The given expression is $$(k^{-2})^3$$. This expression involves a base, $$k$$, raised to an exponent, $$-2$$, and then the entire result is raised to another exponent, $$3$$. Our goal is to simplify this expression to its most basic form.

**step2** Applying the Power of a Power Rule

When we have a term with an exponent that is then raised to another power, we multiply the exponents. This is a fundamental rule of exponents often referred to as the "Power of a Power Rule". It states that for any non-zero base $$a$$ and any exponents $$m$$ and $$n$$, $$(a^m)^n = a^{m \times n}$$.

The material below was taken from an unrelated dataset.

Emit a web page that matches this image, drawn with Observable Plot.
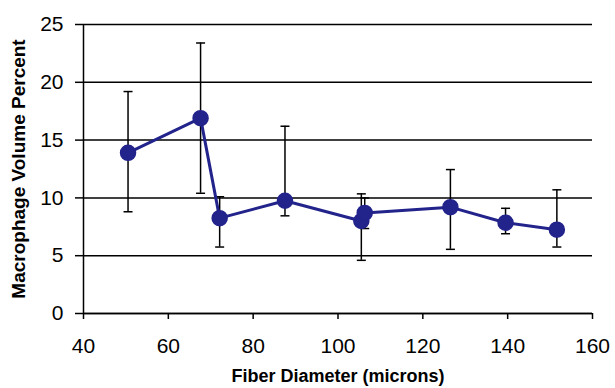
<!DOCTYPE html>
<html>
<head>
<meta charset="utf-8">
<script src="https://cdn.jsdelivr.net/npm/d3@7"></script>
<script src="https://cdn.jsdelivr.net/npm/@observablehq/plot@0.6"></script>
<style>
  html, body { margin: 0; padding: 0; background: #fff; }
  #chart svg { display: block; }
</style>
</head>
<body>
<div id="chart"></div>
<script>
// Data
const diameter = [50.5, 67.6, 72.1, 87.5, 105.5, 106.3, 126.5, 139.5, 151.6];
const percent  = [13.9, 16.9, 8.25, 9.75, 8.0, 8.7, 9.2, 7.85, 7.25];
const errLow   = [8.8, 10.4, 5.75, 8.45, 4.6, 7.35, 5.55, 6.9, 5.75];
const errHigh  = [19.2, 23.4, 10.1, 16.2, 10.35, 10.0, 12.45, 9.1, 10.7];
const xTicks = [40, 60, 80, 100, 120, 140, 160];
const yTicks = [0, 5, 10, 15, 20, 25];
const xTitle = "Fiber Diameter (microns)";
const yTitle = "Macrophage Volume Percent";

const data = diameter.map((d, i) => ({x: d, y: percent[i], lo: errLow[i], hi: errHigh[i]}));

const cap = {draw(ctx) { ctx.moveTo(-4.5, 0); ctx.lineTo(4.5, 0); }};
const navy = "#23238c";

const chart = Plot.plot({
  width: 615,
  height: 388,
  marginLeft: 83,
  marginRight: 23,
  marginTop: 24,
  marginBottom: 75,
  style: {fontFamily: "'Liberation Sans', Arial, sans-serif", fontSize: "21px", color: "#000", background: "#fff"},
  x: {domain: [40, 160]},
  y: {domain: [0, 25]},
  marks: [
    Plot.gridY(yTicks, {stroke: "#000", strokeOpacity: 1, strokeWidth: 1.5}),
    Plot.axisY(yTicks, {tickSize: 8, tickPadding: 12, strokeWidth: 1.5, label: null, fontSize: 21}),
    Plot.axisX(xTicks, {tickSize: 6, tickPadding: 19, strokeWidth: 1.5, label: null, fontSize: 21}),
    Plot.ruleX([40], {stroke: "#000", strokeWidth: 1.5}),
    Plot.ruleY([0], {stroke: "#000", strokeWidth: 1.5}),
    Plot.ruleX(data, {x: "x", y1: "lo", y2: "hi", stroke: "#000", strokeWidth: 1.5}),
    Plot.dot(data, {x: "x", y: "lo", symbol: cap, stroke: "#000", strokeWidth: 1.5}),
    Plot.dot(data, {x: "x", y: "hi", symbol: cap, stroke: "#000", strokeWidth: 1.5}),
    Plot.line(data, {x: "x", y: "y", stroke: navy, strokeWidth: 3}),
    Plot.dot(data, {x: "x", y: "y", r: 7.5, fill: navy, stroke: navy}),
    Plot.text([xTitle], {frameAnchor: "bottom", dy: 68, fontSize: 18, fontWeight: "bold", fill: "#000"}),
    Plot.text([yTitle], {frameAnchor: "left", textAnchor: "middle", dx: -65, rotate: -90, fontSize: 19, fontWeight: "bold", fill: "#000"})
  ]
});
document.getElementById("chart").appendChild(chart);
</script>
</body>
</html>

**step3** Multiplying the exponents

Following the Power of a Power Rule, we identify the base as $$k$$, the inner exponent as $$-2$$, and the outer exponent as $$3$$. We multiply these two exponents together: $$-2 \times 3 = -6$$.

**step4** Simplifying the expression to a single exponent

After multiplying the exponents, the expression simplifies to $$k$$ raised to the power of $$-6$$, which is written as $$k^{-6}$$.

**step5** Applying the Negative Exponent Rule

A negative exponent indicates a reciprocal. Specifically, for any non-zero base $$a$$ and any exponent $$n$$, $$a^{-n}$$ is equivalent to $$\frac{1}{a^n}$$. This rule helps us express terms with negative exponents as fractions with positive exponents, which is generally considered a more simplified form.

**step6** Writing the expression with a positive exponent

Using the negative exponent rule, we transform $$k^{-6}$$ into its reciprocal form with a positive exponent. Therefore, $$k^{-6}$$ becomes $$\frac{1}{k^6}$$. This is the fully simplified form of the given expression.